| DATA LISTING |
* start *

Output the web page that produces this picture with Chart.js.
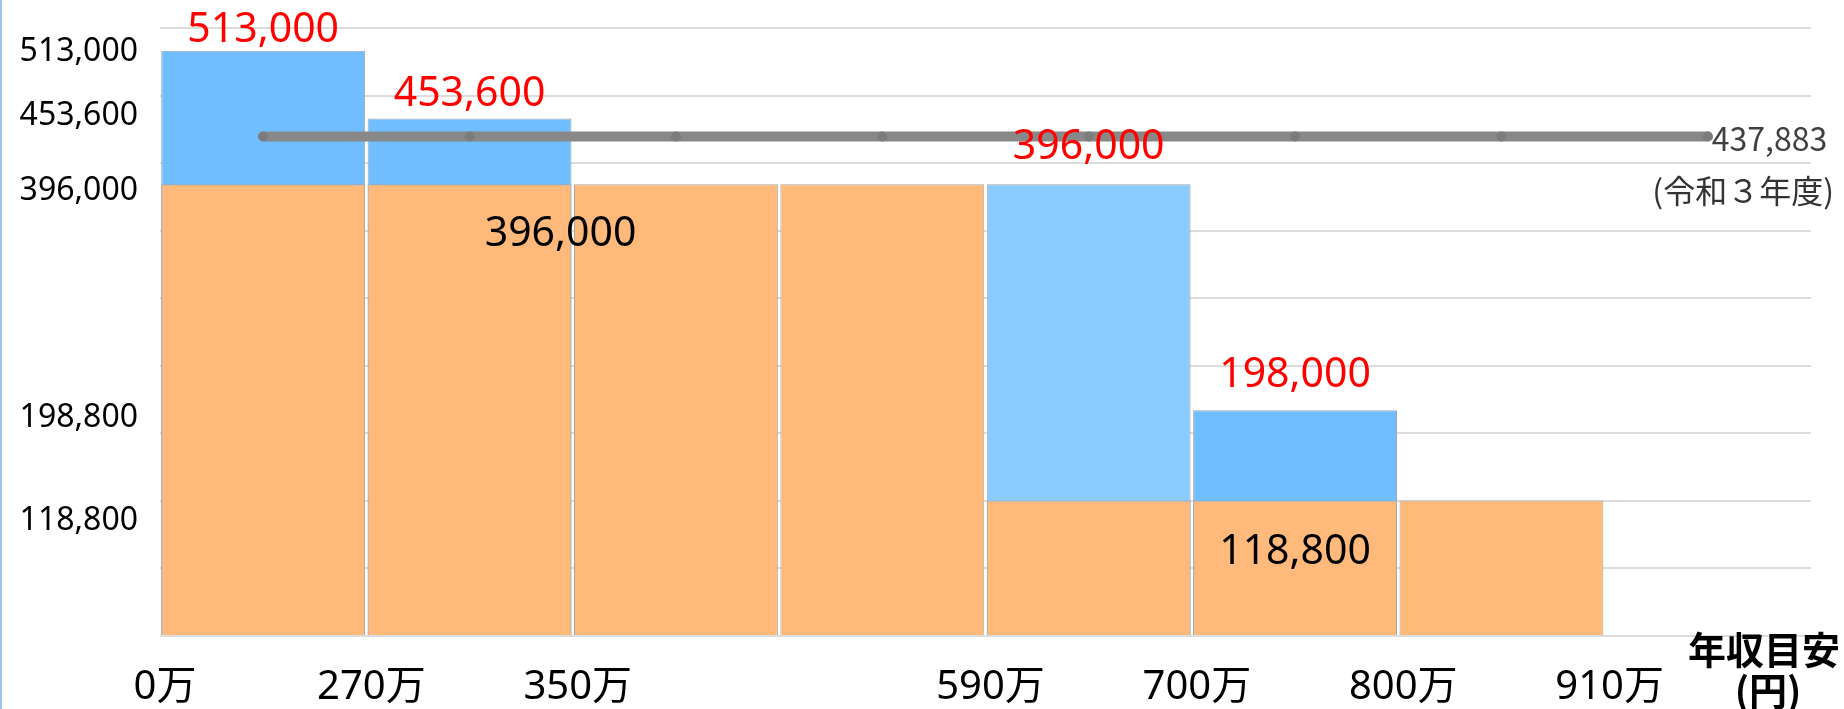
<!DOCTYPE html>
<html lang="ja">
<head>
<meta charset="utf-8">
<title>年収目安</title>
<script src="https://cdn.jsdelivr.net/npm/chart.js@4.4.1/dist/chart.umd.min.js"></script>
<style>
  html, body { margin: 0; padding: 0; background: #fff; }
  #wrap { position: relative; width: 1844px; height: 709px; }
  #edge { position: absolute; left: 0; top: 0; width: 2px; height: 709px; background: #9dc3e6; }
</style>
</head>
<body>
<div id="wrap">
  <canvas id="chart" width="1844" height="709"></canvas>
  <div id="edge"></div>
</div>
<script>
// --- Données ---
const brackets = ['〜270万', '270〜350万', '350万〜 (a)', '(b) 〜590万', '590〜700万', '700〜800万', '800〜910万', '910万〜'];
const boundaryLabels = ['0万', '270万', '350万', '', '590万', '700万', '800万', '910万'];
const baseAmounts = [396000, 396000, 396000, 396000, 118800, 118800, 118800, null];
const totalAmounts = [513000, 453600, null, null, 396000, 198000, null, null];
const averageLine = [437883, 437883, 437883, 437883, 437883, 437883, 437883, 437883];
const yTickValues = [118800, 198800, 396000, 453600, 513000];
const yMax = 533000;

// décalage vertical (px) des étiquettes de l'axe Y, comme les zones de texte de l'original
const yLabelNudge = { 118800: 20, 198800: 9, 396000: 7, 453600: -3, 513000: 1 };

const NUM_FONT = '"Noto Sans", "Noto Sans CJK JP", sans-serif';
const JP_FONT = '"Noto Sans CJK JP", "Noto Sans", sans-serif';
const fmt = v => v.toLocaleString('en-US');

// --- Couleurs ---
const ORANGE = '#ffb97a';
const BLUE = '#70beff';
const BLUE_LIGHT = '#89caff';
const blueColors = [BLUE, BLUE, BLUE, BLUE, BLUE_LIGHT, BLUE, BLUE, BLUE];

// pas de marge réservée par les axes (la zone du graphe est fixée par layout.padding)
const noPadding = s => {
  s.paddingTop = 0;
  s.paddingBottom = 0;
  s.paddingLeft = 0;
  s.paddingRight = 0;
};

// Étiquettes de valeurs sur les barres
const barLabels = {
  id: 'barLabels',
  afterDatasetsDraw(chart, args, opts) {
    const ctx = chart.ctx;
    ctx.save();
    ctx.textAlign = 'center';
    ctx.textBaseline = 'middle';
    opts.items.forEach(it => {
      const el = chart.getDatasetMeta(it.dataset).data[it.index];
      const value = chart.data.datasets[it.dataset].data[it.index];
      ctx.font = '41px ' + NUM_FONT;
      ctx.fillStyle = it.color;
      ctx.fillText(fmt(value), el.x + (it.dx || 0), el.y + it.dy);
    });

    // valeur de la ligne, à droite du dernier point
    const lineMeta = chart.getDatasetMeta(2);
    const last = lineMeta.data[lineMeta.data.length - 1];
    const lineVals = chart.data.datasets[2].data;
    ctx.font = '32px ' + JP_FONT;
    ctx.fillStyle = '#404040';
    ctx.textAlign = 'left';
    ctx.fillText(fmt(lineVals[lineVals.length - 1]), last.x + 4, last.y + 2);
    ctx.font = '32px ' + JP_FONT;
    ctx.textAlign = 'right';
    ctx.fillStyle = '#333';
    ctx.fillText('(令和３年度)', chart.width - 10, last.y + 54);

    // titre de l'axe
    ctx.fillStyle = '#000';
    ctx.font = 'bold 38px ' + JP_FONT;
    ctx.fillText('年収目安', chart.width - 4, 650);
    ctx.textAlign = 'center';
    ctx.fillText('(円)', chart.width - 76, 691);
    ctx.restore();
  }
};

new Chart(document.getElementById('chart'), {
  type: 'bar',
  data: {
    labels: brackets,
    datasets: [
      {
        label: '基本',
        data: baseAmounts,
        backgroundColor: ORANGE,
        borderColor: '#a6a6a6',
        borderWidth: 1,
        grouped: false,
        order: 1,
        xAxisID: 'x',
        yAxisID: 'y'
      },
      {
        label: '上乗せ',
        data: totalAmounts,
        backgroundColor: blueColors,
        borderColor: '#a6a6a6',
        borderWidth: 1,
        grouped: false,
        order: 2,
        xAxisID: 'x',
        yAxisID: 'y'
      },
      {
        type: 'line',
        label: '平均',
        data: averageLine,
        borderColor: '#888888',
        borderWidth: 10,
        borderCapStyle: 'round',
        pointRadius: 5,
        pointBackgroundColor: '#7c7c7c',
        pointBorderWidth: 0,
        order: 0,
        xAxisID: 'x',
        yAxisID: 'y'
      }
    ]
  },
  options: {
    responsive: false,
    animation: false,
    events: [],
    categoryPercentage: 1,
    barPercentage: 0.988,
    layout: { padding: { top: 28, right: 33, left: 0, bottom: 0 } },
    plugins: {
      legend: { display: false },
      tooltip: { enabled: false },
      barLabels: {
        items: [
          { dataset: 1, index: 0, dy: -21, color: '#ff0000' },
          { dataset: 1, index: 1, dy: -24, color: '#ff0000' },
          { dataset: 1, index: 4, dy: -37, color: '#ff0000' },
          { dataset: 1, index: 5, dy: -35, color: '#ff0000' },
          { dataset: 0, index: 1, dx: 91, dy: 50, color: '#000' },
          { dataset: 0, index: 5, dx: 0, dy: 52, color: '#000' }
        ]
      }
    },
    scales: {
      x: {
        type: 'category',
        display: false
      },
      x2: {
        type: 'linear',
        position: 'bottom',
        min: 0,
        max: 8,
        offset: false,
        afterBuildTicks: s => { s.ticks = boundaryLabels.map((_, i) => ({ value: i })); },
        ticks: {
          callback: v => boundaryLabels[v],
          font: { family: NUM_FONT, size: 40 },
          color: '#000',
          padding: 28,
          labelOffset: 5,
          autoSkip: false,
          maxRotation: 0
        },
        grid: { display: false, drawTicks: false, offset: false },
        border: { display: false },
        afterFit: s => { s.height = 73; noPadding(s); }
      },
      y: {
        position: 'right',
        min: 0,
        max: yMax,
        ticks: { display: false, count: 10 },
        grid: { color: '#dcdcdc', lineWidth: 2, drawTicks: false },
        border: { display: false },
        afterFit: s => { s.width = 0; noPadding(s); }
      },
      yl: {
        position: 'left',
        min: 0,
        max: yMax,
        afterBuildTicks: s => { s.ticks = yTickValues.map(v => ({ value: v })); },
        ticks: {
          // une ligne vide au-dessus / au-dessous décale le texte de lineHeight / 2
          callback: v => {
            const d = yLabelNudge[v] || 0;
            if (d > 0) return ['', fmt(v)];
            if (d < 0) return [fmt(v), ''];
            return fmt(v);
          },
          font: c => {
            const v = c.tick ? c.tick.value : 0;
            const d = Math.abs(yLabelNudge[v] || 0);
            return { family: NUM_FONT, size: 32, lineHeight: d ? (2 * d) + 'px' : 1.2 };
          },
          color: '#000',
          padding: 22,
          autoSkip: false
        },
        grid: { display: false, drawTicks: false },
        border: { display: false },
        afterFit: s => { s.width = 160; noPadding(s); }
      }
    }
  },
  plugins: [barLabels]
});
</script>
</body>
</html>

* end *
* start *

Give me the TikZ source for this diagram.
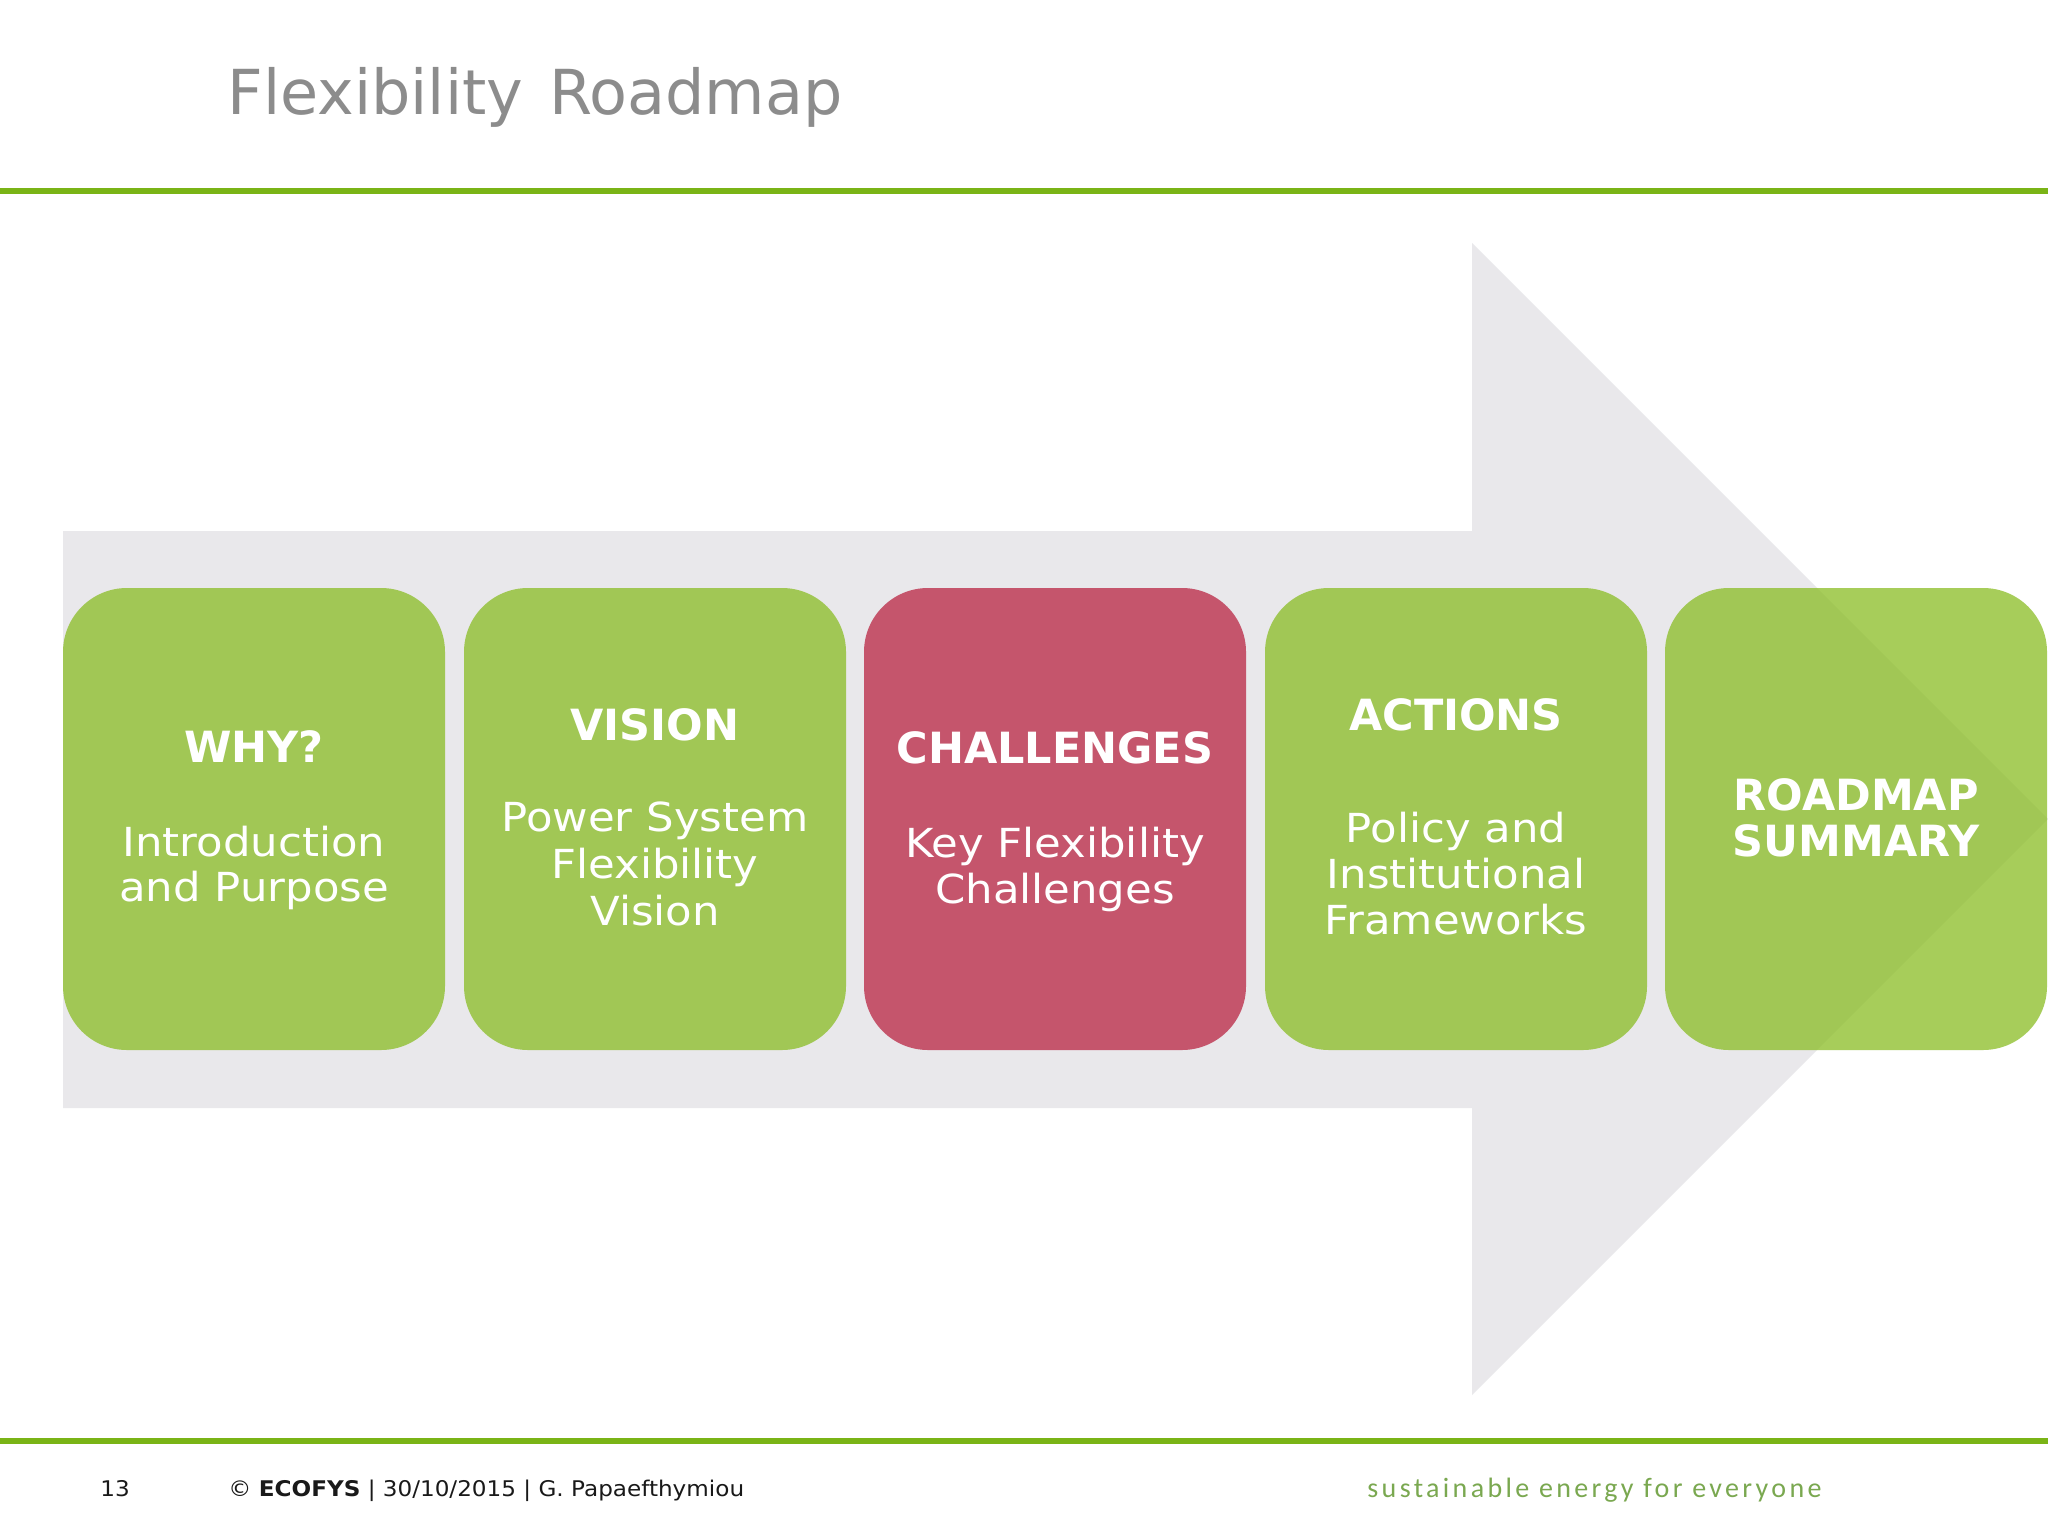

* end *

| INSTRUCTION |
Look through the material above and pick out each line holding the word "this".

| OUTPUT BELOW |
Output the web page that produces this picture with Chart.js.
Give me the TikZ source for this diagram.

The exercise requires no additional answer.